* BEGIN The input *

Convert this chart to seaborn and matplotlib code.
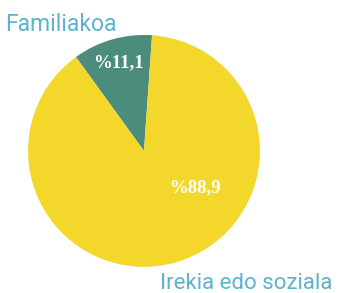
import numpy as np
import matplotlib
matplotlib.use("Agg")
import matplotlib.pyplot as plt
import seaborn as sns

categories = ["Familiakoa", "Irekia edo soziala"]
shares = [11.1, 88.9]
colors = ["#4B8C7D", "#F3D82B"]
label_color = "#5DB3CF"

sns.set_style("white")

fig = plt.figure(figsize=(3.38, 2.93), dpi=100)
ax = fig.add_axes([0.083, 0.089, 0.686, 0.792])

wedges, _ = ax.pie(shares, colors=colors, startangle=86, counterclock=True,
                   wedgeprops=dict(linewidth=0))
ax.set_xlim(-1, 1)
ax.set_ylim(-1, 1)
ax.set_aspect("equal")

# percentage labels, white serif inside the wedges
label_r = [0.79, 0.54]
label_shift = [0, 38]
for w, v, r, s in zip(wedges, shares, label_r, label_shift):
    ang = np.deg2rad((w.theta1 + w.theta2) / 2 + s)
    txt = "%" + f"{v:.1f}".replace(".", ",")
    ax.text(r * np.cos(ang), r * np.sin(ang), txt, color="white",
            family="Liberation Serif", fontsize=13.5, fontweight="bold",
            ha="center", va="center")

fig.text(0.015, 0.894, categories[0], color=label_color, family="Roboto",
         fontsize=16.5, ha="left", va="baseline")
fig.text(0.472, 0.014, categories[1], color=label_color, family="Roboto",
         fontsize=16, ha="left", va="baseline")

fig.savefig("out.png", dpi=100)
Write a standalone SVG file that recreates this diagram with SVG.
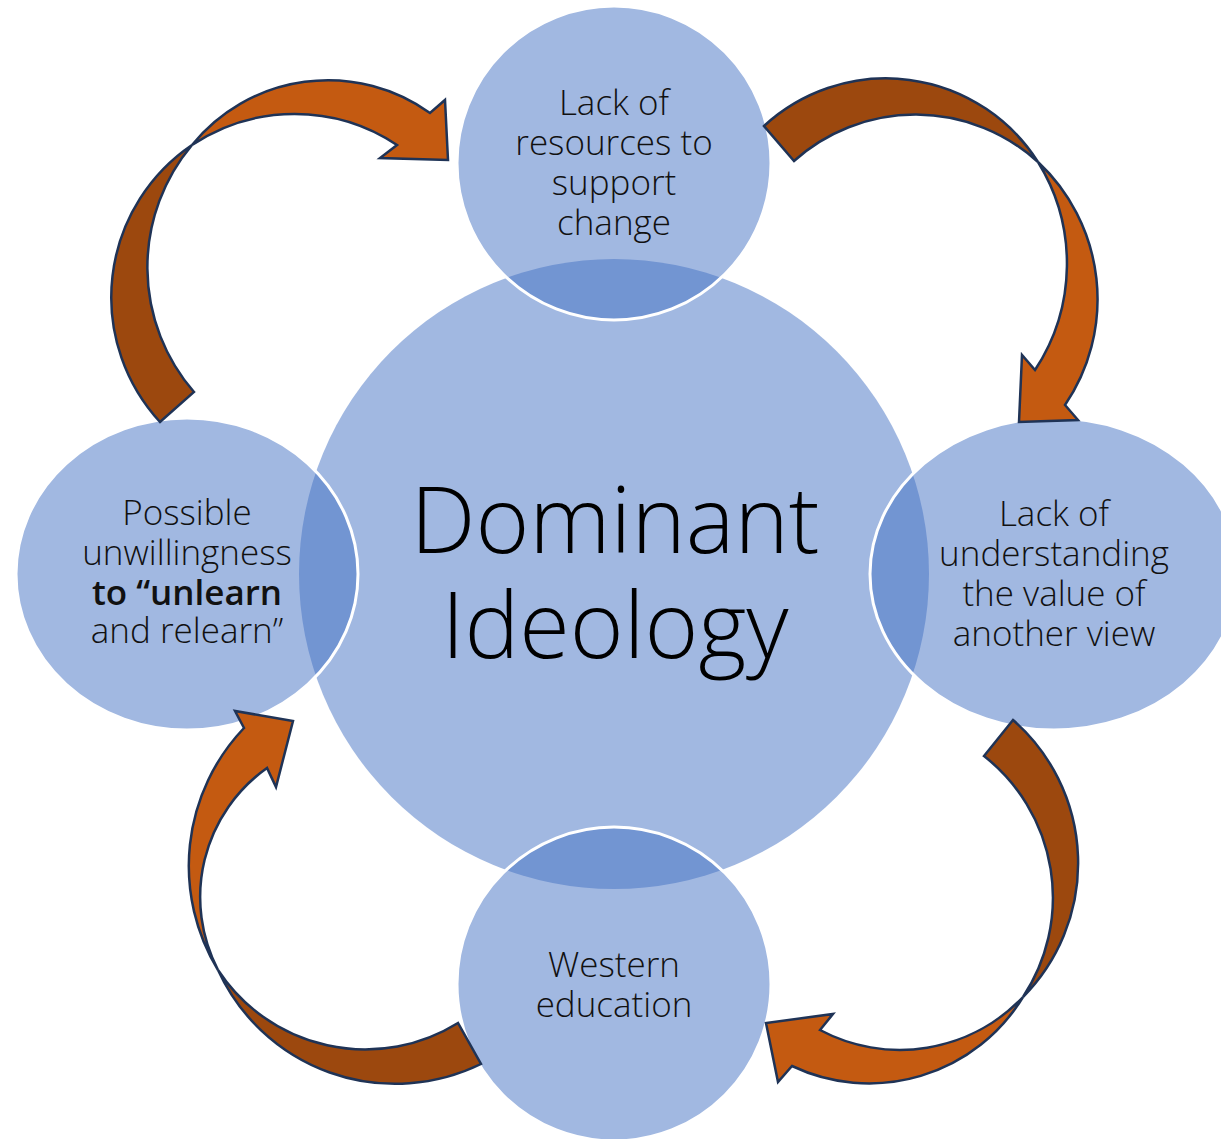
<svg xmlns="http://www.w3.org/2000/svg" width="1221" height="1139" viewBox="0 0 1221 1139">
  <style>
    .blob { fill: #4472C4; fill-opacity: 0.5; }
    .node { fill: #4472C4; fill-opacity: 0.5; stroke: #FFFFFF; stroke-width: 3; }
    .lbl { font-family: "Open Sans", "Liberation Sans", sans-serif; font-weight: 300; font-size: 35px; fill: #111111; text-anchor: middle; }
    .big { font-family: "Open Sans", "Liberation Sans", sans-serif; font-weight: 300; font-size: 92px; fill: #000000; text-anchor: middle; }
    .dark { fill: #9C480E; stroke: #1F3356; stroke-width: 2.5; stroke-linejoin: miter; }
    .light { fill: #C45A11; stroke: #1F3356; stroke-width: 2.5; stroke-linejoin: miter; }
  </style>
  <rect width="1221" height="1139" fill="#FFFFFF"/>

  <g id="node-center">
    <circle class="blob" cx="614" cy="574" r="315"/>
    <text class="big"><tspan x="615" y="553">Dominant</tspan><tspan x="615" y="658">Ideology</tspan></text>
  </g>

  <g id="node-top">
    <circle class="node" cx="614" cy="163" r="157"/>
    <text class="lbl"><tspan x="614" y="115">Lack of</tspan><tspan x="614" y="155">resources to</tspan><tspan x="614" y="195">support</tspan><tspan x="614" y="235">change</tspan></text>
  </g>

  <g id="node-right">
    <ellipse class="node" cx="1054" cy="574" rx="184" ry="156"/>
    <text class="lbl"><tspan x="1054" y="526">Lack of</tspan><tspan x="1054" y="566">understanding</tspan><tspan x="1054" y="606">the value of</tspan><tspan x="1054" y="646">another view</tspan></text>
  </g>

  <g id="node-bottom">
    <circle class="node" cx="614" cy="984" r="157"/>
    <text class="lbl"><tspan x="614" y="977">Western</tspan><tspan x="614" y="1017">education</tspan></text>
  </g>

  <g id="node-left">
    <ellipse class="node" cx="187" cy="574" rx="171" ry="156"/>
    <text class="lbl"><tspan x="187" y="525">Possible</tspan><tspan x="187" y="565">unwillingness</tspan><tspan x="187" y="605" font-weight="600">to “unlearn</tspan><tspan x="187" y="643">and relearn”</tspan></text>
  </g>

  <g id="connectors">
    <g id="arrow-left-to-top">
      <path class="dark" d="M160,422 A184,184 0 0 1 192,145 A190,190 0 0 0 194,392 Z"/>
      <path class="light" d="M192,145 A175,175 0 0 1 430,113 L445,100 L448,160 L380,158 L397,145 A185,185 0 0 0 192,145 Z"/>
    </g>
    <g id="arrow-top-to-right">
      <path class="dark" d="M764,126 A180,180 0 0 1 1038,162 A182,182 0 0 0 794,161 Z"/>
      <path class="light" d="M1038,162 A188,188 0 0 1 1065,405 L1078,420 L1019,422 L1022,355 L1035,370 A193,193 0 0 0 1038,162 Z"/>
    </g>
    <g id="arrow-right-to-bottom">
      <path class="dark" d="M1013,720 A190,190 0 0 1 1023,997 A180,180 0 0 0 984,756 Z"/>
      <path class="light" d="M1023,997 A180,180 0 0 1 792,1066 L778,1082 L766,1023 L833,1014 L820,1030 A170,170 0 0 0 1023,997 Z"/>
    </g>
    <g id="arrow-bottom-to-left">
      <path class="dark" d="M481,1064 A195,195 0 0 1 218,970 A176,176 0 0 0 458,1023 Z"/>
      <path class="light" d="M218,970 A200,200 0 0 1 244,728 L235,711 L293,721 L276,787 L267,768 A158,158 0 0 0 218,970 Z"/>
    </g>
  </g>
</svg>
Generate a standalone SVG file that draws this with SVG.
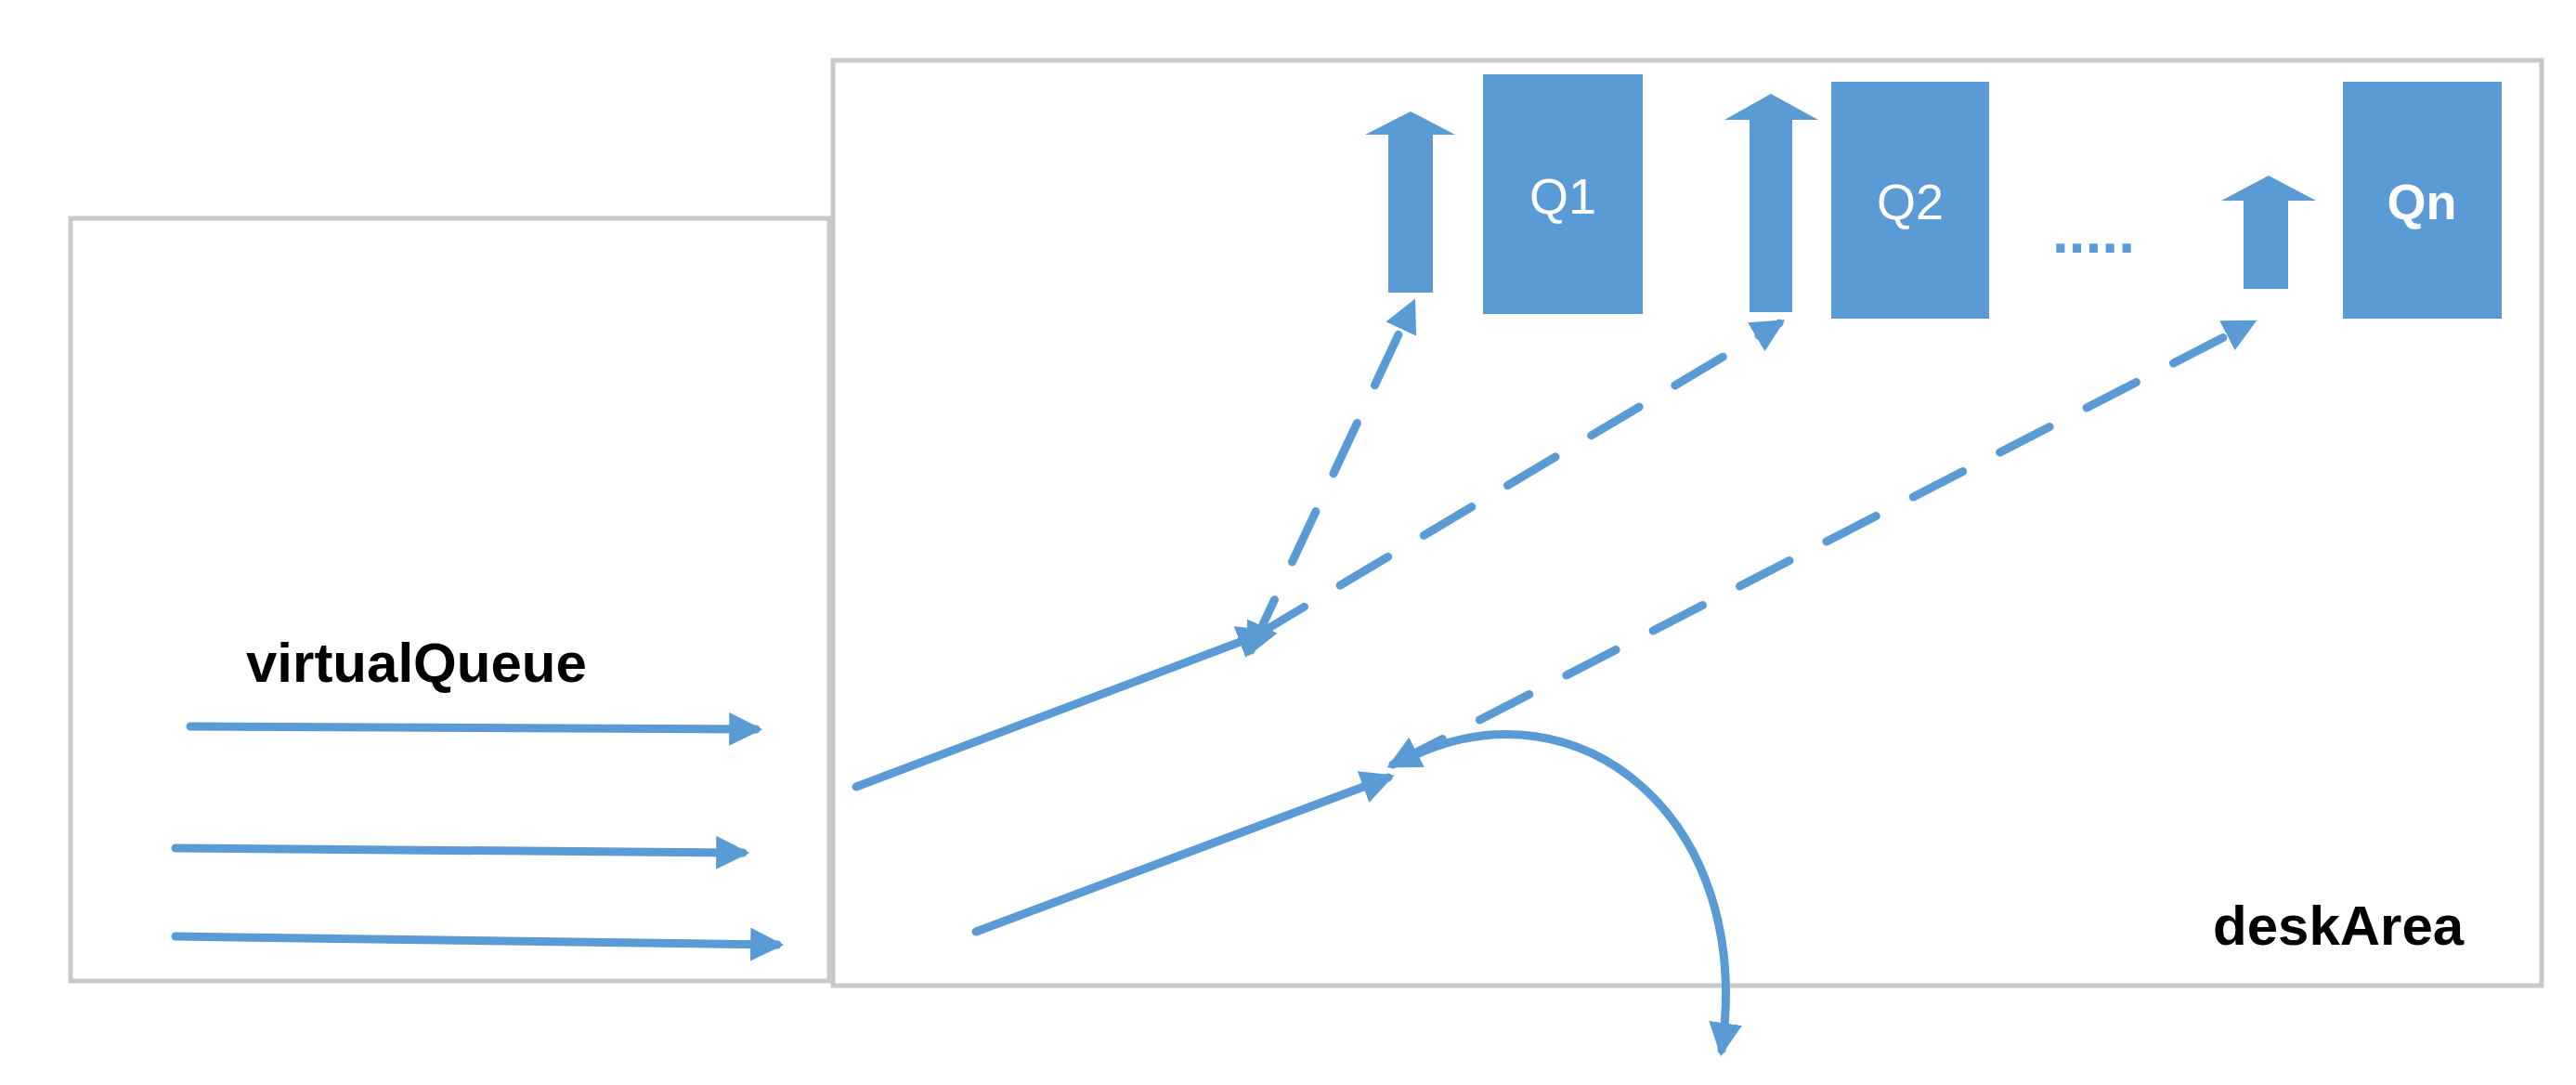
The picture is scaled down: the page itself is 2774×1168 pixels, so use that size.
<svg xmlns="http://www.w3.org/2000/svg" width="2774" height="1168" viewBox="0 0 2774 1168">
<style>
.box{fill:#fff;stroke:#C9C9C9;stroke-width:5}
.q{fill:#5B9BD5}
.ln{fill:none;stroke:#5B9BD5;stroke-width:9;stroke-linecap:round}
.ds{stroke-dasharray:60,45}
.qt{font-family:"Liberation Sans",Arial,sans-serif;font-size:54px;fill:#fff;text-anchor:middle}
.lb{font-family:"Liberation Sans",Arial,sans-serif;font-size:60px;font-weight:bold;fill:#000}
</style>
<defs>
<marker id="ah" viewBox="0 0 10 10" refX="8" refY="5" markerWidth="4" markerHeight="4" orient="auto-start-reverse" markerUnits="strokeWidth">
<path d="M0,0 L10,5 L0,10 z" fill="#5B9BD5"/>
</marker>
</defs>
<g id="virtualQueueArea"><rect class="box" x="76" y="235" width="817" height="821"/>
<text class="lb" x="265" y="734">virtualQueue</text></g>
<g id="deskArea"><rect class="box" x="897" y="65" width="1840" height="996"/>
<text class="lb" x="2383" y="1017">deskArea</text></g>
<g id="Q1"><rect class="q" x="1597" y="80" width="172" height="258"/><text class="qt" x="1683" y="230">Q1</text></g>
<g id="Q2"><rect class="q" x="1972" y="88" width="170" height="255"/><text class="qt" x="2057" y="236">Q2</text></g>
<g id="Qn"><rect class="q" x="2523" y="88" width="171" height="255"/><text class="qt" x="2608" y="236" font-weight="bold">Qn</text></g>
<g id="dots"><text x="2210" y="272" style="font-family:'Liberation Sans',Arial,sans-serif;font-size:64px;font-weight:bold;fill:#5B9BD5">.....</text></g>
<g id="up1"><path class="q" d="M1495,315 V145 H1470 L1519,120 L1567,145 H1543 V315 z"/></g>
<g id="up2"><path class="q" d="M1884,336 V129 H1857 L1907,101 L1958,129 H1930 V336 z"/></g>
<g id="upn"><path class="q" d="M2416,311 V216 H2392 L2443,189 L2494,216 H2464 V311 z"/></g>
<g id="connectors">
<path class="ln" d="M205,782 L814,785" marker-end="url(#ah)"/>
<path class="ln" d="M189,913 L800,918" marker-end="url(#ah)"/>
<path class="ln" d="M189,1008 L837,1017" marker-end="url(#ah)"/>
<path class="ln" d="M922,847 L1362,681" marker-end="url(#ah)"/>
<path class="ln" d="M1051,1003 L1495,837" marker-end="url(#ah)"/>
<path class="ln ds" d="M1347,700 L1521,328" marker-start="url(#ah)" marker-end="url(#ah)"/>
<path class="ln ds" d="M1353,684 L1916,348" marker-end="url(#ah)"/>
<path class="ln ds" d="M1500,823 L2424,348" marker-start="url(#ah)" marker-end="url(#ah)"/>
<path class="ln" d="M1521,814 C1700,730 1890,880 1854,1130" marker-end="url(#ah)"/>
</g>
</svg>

* END The input *

## Goal
Among the lines of the material, find those that hold the word "matplotlib" and copy them.

## Solution to the exercise
Convert this chart to seaborn and matplotlib code.
import matplotlib
matplotlib.use("Agg")
import matplotlib.pyplot as plt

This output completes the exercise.